AIM >> Write every line out verbatim and omit the pictures.

....

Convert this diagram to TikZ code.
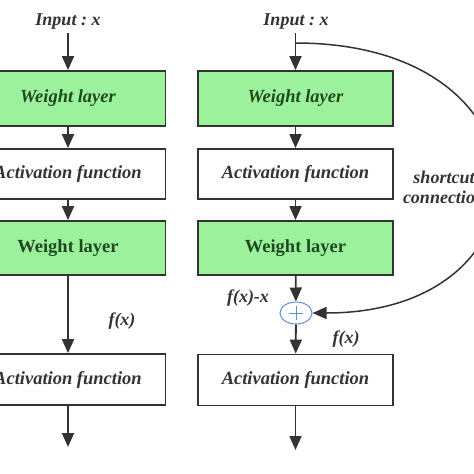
\documentclass[tikz,border=0pt]{standalone}
\usepackage{fontspec}
\setmainfont{Liberation Serif}
\usetikzlibrary{arrows.meta,shapes.geometric,calc}
\definecolor{wgreen}{HTML}{9CF29C}
\definecolor{wtext}{HTML}{1E4A1E}
\definecolor{lgray}{HTML}{333333}
\definecolor{pblue}{HTML}{5B8FD9}
\tikzset{
  wbox/.style={draw=lgray, line width=1.8pt, fill=wgreen, minimum width=195pt, inner sep=0pt},
  abox/.style={draw=lgray, line width=1.8pt, fill=white, minimum width=195pt, minimum height=50pt, inner sep=0pt},
  flow/.style={draw=lgray, line width=1.8pt, -{Triangle[width=12pt,length=14pt]}},
  lbl/.style={text=lgray, font=\fontsize{18}{20}\selectfont\bfseries\itshape, inner sep=0pt},
  wl1/.style={text=wtext, font=\fontsize{18.5}{20}\selectfont\bfseries\itshape},
  wl2/.style={text=wtext, font=\fontsize{18.5}{20}\selectfont\bfseries},
  af/.style={text=lgray, font=\fontsize{18.5}{20}\selectfont\bfseries\itshape},
}
\begin{document}
\begin{tikzpicture}[x=1pt,y=-1pt]
\useasboundingbox (0,0) rectangle (474,474);
\clip (0,0) rectangle (474,474);
\fill[white] (0,0) rectangle (474,474);
% left column
\node[lbl] (inL) at (68,22) {Input :\ x};
\coordinate (inLs) at (68,33);
\node[wbox, minimum height=55pt, wl1] (w1L) at (68,98.5) {Weight layer};
\node[abox, af] (a1L) at (68,174) {Activation function};
\node[wbox, minimum height=54pt, wl2] (w2L) at (68,248) {Weight layer};
\node[abox, minimum height=51pt, af] (a2L) at (68,379.5) {Activation function};
\coordinate (outL) at (68,447);
\node[lbl] (fL) at (122,321) {f(x)};
\draw[flow] (inLs) -- (w1L);
\draw[flow] (w1L) -- (a1L);
\draw[flow] (a1L) -- (w2L);
\draw[flow] (w2L) -- (a2L);
\draw[flow] (a2L) -- (outL);
% right column
\node[lbl] (inR) at (296,22) {Input :\ x};
\coordinate (inRs) at (295.5,33);
\coordinate (br) at (295.5,43);
\node[wbox, minimum height=55pt, wl1] (w1R) at (295.5,98.5) {Weight layer};
\node[abox, af] (a1R) at (295.5,174) {Activation function};
\node[wbox, minimum height=54pt, wl2] (w2R) at (295.5,248) {Weight layer};
\node[draw=pblue, line width=1pt, ellipse, minimum width=32pt, minimum height=22pt, inner sep=0pt, fill=white] (plus) at (296,313) {};
\draw[pblue, line width=1pt] ($(plus.center)+(-7,0)$) -- ($(plus.center)+(7,0)$) ($(plus.center)+(0,-7)$) -- ($(plus.center)+(0,7)$);
\node[abox, minimum height=51pt, af] (a2R) at (295.5,380) {Activation function};
\coordinate (outR) at (295.5,450);
\node[lbl] (fxx) at (248,298) {f(x)-x};
\node[lbl] (fR) at (346,339) {f(x)};
\node[lbl, align=center] (sc) at (444,187) {shortcut\\connection};
\draw[flow] (inRs) -- (w1R);
\draw[flow] (w1R) -- (a1R);
\draw[flow] (a1R) -- (w2R);
\draw[flow] (w2R) -- (plus);
\draw[flow] (plus) -- (a2R);
\draw[flow] (a2R) -- (outR);
\draw[draw=lgray, line width=1.5pt, -{Triangle[width=12pt,length=14pt]}] (br) .. controls (560,43) and (560,313) .. (plus.east);
\end{tikzpicture}
\end{document}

....

EXERCISE OUTPUT >>
Convert this diagram to TikZ code.
\documentclass[tikz,border=0pt]{standalone}
\usepackage{fontspec}
\setmainfont{Liberation Serif}
\usetikzlibrary{arrows.meta,shapes.geometric,calc}
\definecolor{wgreen}{HTML}{9CF29C}
\definecolor{wtext}{HTML}{1E4A1E}
\definecolor{lgray}{HTML}{333333}
\definecolor{pblue}{HTML}{5B8FD9}
\tikzset{
  wbox/.style={draw=lgray, line width=1.8pt, fill=wgreen, minimum width=195pt, inner sep=0pt},
  abox/.style={draw=lgray, line width=1.8pt, fill=white, minimum width=195pt, minimum height=50pt, inner sep=0pt},
  flow/.style={draw=lgray, line width=1.8pt, -{Triangle[width=12pt,length=14pt]}},
  lbl/.style={text=lgray, font=\fontsize{18}{20}\selectfont\bfseries\itshape, inner sep=0pt},
  wl1/.style={text=wtext, font=\fontsize{18.5}{20}\selectfont\bfseries\itshape},
  wl2/.style={text=wtext, font=\fontsize{18.5}{20}\selectfont\bfseries},
  af/.style={text=lgray, font=\fontsize{18.5}{20}\selectfont\bfseries\itshape},
}
\begin{document}
\begin{tikzpicture}[x=1pt,y=-1pt]
\useasboundingbox (0,0) rectangle (474,474);
\clip (0,0) rectangle (474,474);
\fill[white] (0,0) rectangle (474,474);
% left column
\node[lbl] (inL) at (68,22) {Input :\ x};
\coordinate (inLs) at (68,33);
\node[wbox, minimum height=55pt, wl1] (w1L) at (68,98.5) {Weight layer};
\node[abox, af] (a1L) at (68,174) {Activation function};
\node[wbox, minimum height=54pt, wl2] (w2L) at (68,248) {Weight layer};
\node[abox, minimum height=51pt, af] (a2L) at (68,379.5) {Activation function};
\coordinate (outL) at (68,447);
\node[lbl] (fL) at (122,321) {f(x)};
\draw[flow] (inLs) -- (w1L);
\draw[flow] (w1L) -- (a1L);
\draw[flow] (a1L) -- (w2L);
\draw[flow] (w2L) -- (a2L);
\draw[flow] (a2L) -- (outL);
% right column
\node[lbl] (inR) at (296,22) {Input :\ x};
\coordinate (inRs) at (295.5,33);
\coordinate (br) at (295.5,43);
\node[wbox, minimum height=55pt, wl1] (w1R) at (295.5,98.5) {Weight layer};
\node[abox, af] (a1R) at (295.5,174) {Activation function};
\node[wbox, minimum height=54pt, wl2] (w2R) at (295.5,248) {Weight layer};
\node[draw=pblue, line width=1pt, ellipse, minimum width=32pt, minimum height=22pt, inner sep=0pt, fill=white] (plus) at (296,313) {};
\draw[pblue, line width=1pt] ($(plus.center)+(-7,0)$) -- ($(plus.center)+(7,0)$) ($(plus.center)+(0,-7)$) -- ($(plus.center)+(0,7)$);
\node[abox, minimum height=51pt, af] (a2R) at (295.5,380) {Activation function};
\coordinate (outR) at (295.5,450);
\node[lbl] (fxx) at (248,298) {f(x)-x};
\node[lbl] (fR) at (346,339) {f(x)};
\node[lbl, align=center] (sc) at (444,187) {shortcut\\connection};
\draw[flow] (inRs) -- (w1R);
\draw[flow] (w1R) -- (a1R);
\draw[flow] (a1R) -- (w2R);
\draw[flow] (w2R) -- (plus);
\draw[flow] (plus) -- (a2R);
\draw[flow] (a2R) -- (outR);
\draw[draw=lgray, line width=1.5pt, -{Triangle[width=12pt,length=14pt]}] (br) .. controls (560,43) and (560,313) .. (plus.east);
\end{tikzpicture}
\end{document}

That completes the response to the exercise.